A detective drowning in caseloads requires a different intervention than a detective who refuses on principle to let the FBI tell him how to do his job. This chapter introduces a typology—a way of understanding the different kinds of non-users and the different barriers that keep them from submitting to Vi CAP. The typology is based on interviews with more than two hundred detectives across twenty states, conducted over three years. It has been tested, refined, and validated against actual submission data.

The typology has four categories. They are not rigid boxes—some detectives move between categories over time, and some exhibit characteristics of more than one category. But as a general framework, it holds.

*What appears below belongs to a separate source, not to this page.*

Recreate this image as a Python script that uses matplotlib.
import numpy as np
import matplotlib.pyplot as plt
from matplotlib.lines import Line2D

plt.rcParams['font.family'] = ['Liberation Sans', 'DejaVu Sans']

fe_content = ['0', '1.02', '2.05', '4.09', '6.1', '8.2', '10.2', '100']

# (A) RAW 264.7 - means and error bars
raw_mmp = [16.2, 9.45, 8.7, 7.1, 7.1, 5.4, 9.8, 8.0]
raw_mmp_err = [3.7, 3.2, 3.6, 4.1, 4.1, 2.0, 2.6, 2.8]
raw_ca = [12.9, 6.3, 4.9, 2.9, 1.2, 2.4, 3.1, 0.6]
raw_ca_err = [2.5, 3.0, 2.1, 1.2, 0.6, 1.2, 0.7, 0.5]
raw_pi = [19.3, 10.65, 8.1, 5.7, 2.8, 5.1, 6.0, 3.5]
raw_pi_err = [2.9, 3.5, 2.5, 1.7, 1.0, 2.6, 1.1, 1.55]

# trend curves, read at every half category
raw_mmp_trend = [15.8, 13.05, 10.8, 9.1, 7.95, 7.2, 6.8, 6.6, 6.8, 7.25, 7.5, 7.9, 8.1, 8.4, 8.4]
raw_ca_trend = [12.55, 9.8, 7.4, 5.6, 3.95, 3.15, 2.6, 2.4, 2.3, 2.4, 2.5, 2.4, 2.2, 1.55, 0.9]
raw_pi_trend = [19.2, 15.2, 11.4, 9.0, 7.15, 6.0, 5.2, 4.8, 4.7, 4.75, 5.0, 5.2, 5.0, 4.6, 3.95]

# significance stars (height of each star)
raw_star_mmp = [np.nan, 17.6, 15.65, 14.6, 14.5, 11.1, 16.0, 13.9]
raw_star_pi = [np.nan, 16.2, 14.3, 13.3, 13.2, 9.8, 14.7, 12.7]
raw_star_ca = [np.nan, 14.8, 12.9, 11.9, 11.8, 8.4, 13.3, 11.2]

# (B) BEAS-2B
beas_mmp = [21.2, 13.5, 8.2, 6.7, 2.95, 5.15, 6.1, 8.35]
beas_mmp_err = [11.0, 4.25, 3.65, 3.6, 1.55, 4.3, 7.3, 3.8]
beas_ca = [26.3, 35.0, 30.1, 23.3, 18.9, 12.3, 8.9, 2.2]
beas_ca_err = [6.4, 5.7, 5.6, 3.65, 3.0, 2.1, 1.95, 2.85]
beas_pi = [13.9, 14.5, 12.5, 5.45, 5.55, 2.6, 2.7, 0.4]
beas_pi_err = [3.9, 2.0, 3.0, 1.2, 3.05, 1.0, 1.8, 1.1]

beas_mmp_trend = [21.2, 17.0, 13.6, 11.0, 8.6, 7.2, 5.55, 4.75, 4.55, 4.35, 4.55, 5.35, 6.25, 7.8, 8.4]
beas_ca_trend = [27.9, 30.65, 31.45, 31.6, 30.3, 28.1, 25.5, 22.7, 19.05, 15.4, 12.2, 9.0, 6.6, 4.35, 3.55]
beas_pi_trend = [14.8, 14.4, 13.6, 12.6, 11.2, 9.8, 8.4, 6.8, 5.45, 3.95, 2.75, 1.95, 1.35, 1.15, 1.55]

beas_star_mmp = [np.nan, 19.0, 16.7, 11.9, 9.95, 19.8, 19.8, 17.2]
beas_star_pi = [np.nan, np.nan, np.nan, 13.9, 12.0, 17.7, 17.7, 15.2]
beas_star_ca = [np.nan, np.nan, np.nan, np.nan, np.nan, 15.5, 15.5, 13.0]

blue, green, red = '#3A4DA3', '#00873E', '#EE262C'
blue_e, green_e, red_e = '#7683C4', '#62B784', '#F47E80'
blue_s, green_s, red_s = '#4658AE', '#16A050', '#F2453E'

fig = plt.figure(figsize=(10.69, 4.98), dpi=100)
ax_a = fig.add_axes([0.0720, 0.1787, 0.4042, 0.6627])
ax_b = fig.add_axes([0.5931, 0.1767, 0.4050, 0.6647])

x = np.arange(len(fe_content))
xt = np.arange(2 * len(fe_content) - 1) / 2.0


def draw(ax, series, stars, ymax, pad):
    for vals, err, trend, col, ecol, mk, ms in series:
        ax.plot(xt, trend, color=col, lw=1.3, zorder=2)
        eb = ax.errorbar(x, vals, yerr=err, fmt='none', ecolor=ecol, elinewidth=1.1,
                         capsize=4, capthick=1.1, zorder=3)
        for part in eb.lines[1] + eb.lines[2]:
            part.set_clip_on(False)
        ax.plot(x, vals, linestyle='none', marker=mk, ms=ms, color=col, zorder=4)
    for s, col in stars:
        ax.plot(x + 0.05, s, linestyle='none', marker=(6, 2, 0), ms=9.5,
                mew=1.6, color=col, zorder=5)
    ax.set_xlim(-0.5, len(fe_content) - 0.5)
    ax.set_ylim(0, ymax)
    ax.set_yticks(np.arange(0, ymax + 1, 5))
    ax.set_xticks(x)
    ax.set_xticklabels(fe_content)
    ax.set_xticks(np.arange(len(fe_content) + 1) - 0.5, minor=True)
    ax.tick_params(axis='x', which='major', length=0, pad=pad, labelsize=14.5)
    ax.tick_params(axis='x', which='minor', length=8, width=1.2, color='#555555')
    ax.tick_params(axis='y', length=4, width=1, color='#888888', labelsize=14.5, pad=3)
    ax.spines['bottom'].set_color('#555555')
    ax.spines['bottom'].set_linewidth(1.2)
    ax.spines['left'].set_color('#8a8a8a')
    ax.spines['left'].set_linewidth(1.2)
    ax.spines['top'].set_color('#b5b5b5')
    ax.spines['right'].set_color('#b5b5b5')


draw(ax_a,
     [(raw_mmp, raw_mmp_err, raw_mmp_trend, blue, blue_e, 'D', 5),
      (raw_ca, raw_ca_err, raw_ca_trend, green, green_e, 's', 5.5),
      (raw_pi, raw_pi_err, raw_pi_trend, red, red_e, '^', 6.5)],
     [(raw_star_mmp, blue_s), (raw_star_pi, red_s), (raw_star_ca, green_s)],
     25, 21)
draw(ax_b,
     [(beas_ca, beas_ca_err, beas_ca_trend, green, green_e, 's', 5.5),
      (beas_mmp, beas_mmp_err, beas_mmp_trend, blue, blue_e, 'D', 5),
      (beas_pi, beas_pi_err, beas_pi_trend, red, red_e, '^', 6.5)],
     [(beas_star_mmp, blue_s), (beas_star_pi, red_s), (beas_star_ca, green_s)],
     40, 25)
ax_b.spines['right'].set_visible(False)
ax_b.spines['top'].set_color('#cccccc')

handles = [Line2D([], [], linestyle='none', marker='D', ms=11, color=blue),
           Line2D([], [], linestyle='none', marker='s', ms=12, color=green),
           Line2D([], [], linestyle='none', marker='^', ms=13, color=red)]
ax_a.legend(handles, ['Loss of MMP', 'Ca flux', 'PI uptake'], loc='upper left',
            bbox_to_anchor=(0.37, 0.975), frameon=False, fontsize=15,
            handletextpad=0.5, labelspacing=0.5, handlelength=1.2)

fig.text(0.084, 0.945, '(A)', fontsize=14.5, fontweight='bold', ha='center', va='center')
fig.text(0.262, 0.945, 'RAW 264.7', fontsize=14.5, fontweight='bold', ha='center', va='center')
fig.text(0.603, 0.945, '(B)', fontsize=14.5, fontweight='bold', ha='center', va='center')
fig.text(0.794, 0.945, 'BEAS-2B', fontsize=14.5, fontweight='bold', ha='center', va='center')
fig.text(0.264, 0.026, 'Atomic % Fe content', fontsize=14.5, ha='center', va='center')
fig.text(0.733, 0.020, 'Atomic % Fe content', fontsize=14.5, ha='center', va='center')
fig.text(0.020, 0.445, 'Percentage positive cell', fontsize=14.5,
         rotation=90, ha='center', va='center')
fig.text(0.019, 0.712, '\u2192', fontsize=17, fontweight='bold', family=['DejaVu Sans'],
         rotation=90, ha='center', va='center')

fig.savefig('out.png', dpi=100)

And it is essential for understanding why every one-size-fits-all solution to the Vi CAP problem has failed.

The Typology at a Glance Before diving into each category in depth, here is a quick overview of the four types. Type One: The Ignorant (approximately 42% of detectives). These detectives have heard the term "Vi CAP" but cannot explain what it does. They confuse it with other databases like NCIC.

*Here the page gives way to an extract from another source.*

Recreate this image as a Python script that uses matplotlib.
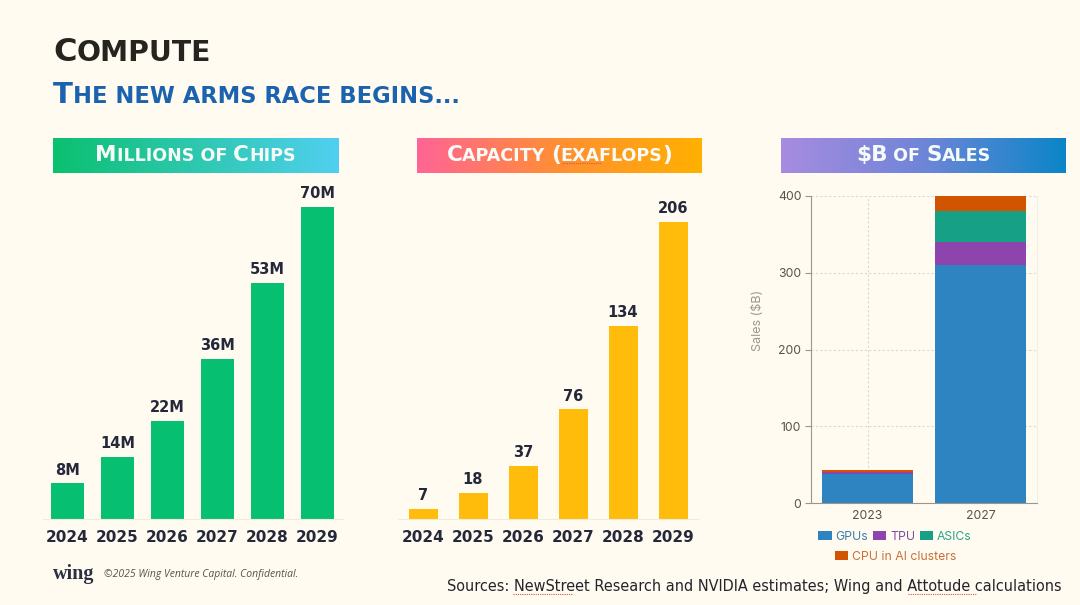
import numpy as np
from matplotlib import pyplot as plt
from matplotlib.colors import LinearSegmentedColormap
from matplotlib.lines import Line2D

W, H = 1080, 605
BG = '#FFFBF0'

years = ['2024', '2025', '2026', '2027', '2028', '2029']
chips = [8, 14, 22, 36, 53, 70]
chip_labels = ['8M', '14M', '22M', '36M', '53M', '70M']
capacity = [7, 18, 37, 76, 134, 206]
capacity_labels = ['7', '18', '37', '76', '134', '206']

sales_years = ['2023', '2027']
gpus = [38, 310]
tpu = [2, 30]
asics = [1, 40]
cpu = [2, 20]
sales_ticks = [0, 100, 200, 300, 400]

plt.rcParams['font.family'] = 'DejaVu Sans'
fig = plt.figure(figsize=(W / 100, H / 100), dpi=100, facecolor=BG)


def box(x0, y0, x1, y1):
    '''pixel box (y down) to figure fractions'''
    return [x0 / W, 1 - y1 / H, (x1 - x0) / W, (y1 - y0) / H]


def is_small(c):
    return c.islower() or c in ' .'


def small_caps(x, y, text, big, small, color, center=False, **kw):
    '''small caps written piece by piece, y is the baseline in pixels'''
    pieces = []
    i = 0
    while i < len(text):
        j = i + 1
        while j < len(text) and is_small(text[j]) == is_small(text[i]):
            j += 1
        pieces.append(text[i:j])
        i = j
    renderer = fig.canvas.get_renderer()
    items = []
    total = 0
    for p in pieces:
        t = fig.text(0, 0, p.upper(), fontsize=small if is_small(p[0]) else big, color=color, va='baseline', **kw)
        w = t.get_window_extent(renderer).width
        items.append((t, w))
        total += w
    cur = x - total / 2 if center else x
    for t, w in items:
        t.set_position((cur / W, 1 - y / H))
        cur += w


def banner(x0, y0, x1, y1, colors, text):
    ax = fig.add_axes(box(x0, y0, x1, y1))
    cmap = LinearSegmentedColormap.from_list('band', colors)
    ax.imshow(np.linspace(0, 1, 256).reshape(1, -1), cmap=cmap, aspect='auto')
    ax.axis('off')
    small_caps((x0 + x1) / 2, y1 - 12, text, 15.5, 12.6, '#F6FBF8', center=True, zorder=5, fontweight='bold')


def year_bars(x0, x1, values, labels, ymax, color, width):
    ax = fig.add_axes(box(x0, 180, x1, 519))
    ax.patch.set_alpha(0)
    bars = ax.bar(years, values, width=width, color=color)
    ax.bar_label(bars, labels=labels, padding=4, fontsize=10.5, fontweight='bold', color='#24283A')
    ax.set_xlim(-0.5, 5.5)
    ax.set_ylim(0, ymax)
    ax.set_yticks([])
    for s in ['top', 'left', 'right']:
        ax.spines[s].set_visible(False)
    ax.spines['bottom'].set_color('#F0ECDD')
    ax.tick_params(axis='x', length=0, pad=8, labelsize=11, labelcolor='#24283A')
    for lab in ax.get_xticklabels():
        lab.set_fontweight('bold')
    return ax


# headers
small_caps(53, 61, 'Compute', 23, 20.3, '#25241F', fontweight='bold')
small_caps(53, 103, 'The new arms race begins...', 21, 16.3, '#1B63AE', fontweight='bold')

banner(53, 138, 338, 173, ['#0BC06F', '#50D0F0'], 'Millions of Chips')
banner(417, 138, 702, 173, ['#FF6496', '#FF8F33', '#FFB000'], 'Capacity (exaflops)')
banner(781, 138, 1066, 173, ['#A78CE0', '#6F85D8', '#0A86C8'], '$B of Sales')

# two year charts
year_bars(42.5, 342.5, chips, chip_labels, 339 / 312 * 70, '#07BF70', 0.66)
year_bars(398, 698, capacity, capacity_labels, 339 / 297 * 206, '#FFBC0A', 0.58)

# stacked sales chart
ax = fig.add_axes(box(811, 196, 1037, 503))
ax.patch.set_alpha(0)
series = [('GPUs', gpus, '#2E84C0', '#3C7FB0'),
          ('TPU', tpu, '#8E44AD', '#7D4CA8'),
          ('ASICs', asics, '#16A085', '#2AA58C'),
          ('CPU in AI clusters', cpu, '#D35400', '#C8703A')]
bottom = np.zeros(2)
handles = []
for name, vals, col, txt in series:
    handles.append(ax.bar(sales_years, vals, width=0.8, bottom=bottom, color=col, label=name, zorder=3))
    bottom += np.array(vals)
ax.set_xlim(-0.5, 1.5)
ax.set_ylim(0, 400)
ax.set_yticks(sales_ticks)
ax.grid(True, color='#DDD9C8', linestyle=(0, (2, 2)), linewidth=0.8, zorder=0)
ax.set_axisbelow(True)
ax.spines['top'].set_visible(False)
ax.spines['right'].set_color('#F2F0E6')
for s in ['left', 'bottom']:
    ax.spines[s].set_color('#99968B')
ax.tick_params(axis='both', length=4, color='#99968B', labelcolor='#55534D', labelsize=8.8, pad=3)
ax.tick_params(axis='x', length=0, pad=5)
for lab in ax.get_xticklabels() + ax.get_yticklabels():
    lab.set_fontfamily('Inter')
ax.set_ylabel('Sales ($B)', fontsize=9, color='#9A988E', family='Inter', labelpad=10, y=0.596)

legend_kw = dict(frameon=False, handlelength=1.1, handleheight=0.8, handletextpad=0.3,
                 columnspacing=0.4, borderpad=0, prop={'family': 'Inter', 'size': 8.8})
top = ax.legend(handles[:3], [s[0] for s in series[:3]], ncol=3, loc='center',
                bbox_to_anchor=(895 / W, 1 - 537 / H), bbox_transform=fig.transFigure,
                labelcolor=[s[3] for s in series[:3]], **legend_kw)
ax.add_artist(top)
ax.legend(handles[3:], [series[3][0]], loc='center',
          bbox_to_anchor=(895.5 / W, 1 - 557 / H), bbox_transform=fig.transFigure,
          labelcolor=series[3][3], **legend_kw)

# footer
fig.text(53 / W, 1 - 579 / H, 'wing', family='Liberation Serif', fontweight='bold', fontsize=14.5, color='#2A3242')
fig.text(104 / W, 1 - 577 / H, '©2025 Wing Venture Capital. Confidential.', family='Open Sans', style='italic',
         fontsize=7.5, color='#55534D')
fig.text(447 / W, 1 - 591 / H, 'Sources: NewStreet Research and NVIDIA estimates; Wing and Attotude calculations',
         fontsize=10.45, color='#24242A')

# spell-check underlines
for x0, x1, y in [(513, 573, 594), (908, 976, 594), (562, 602, 163)]:
    fig.add_artist(Line2D([x0 / W, x1 / W], [1 - y / H] * 2, color='#D9534F', linewidth=0.8, linestyle=(0, (1, 1))))

fig.savefig('out.png', dpi=100, facecolor=BG)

They believe it applies only to serial killers with three or more confirmed victims. They do not know that stranger rapes, kidnappings, and attempted homicides qualify. They are not resisting Vi CAP; they have simply never been given the information they would need to consider using it. Type Two: The Arrogant (approximately 23% of detectives).

These detectives know what Vi CAP does. They understand its purpose and its potential. But they believe their cases are exceptions—too unique, too complex, too distinctive to be captured by a standardized form. This is not laziness.

It is a cognitive bias rooted in the psychology of case ownership. They have spent weeks or months immersed in the details of a crime. Of course it feels unique to them. The problem is that they are usually wrong.

Type Three: The Burdened (approximately 26% of detectives). These detectives want to use Vi CAP. They believe in the mission. They would submit their cases if they could.

But they cannot, because they are drowning. Their caseloads are too high, their time is too scarce, their technology is too clunky, and their supervisors are too focused on clearance rates. They are not the problem. The system is the problem.

And they are the largest group of detectives who could be converted into regular Vi CAP users with the right structural changes. Type Four: The Resister (approximately 9% of detectives). These detectives know what Vi CAP does, understand its potential, and could find the time to use it—but they refuse on principle. They see Vi CAP as federal overreach.

They distrust the FBI. They believe that local control of criminal justice is paramount. They would resist Vi CAP even if it took thirty seconds per case. They are the hardest group to convert, and they may never convert at all.

These percentages add to 100 percent. They are derived from a survey of 217 detectives who had handled at least one qualifying Vi CAP case in the past twenty-four months but had not submitted it. The margin of error is plus or minus four percentage points. Now let us meet each type in detail.

Type One: The Ignorant Detective James Keller has been a cop for eleven years, the last five as a detective in the major crimes unit of a mid-sized Ohio city. He is good at his job—solid, reliable, unspectacular. He clears about 70 percent of his assigned cases, which is average for his unit. He has never submitted a case to Vi CAP.

When asked why, he looks confused. "Vi CAP? That's the serial killer database, right? For like, the really bad ones?"This is the Ignorant type.

They have heard the name. They know it is something the FBI runs. But their knowledge stops there. They do not know that Vi CAP accepts stranger rapes, kidnappings, attempted homicides, and even suspicious disappearances.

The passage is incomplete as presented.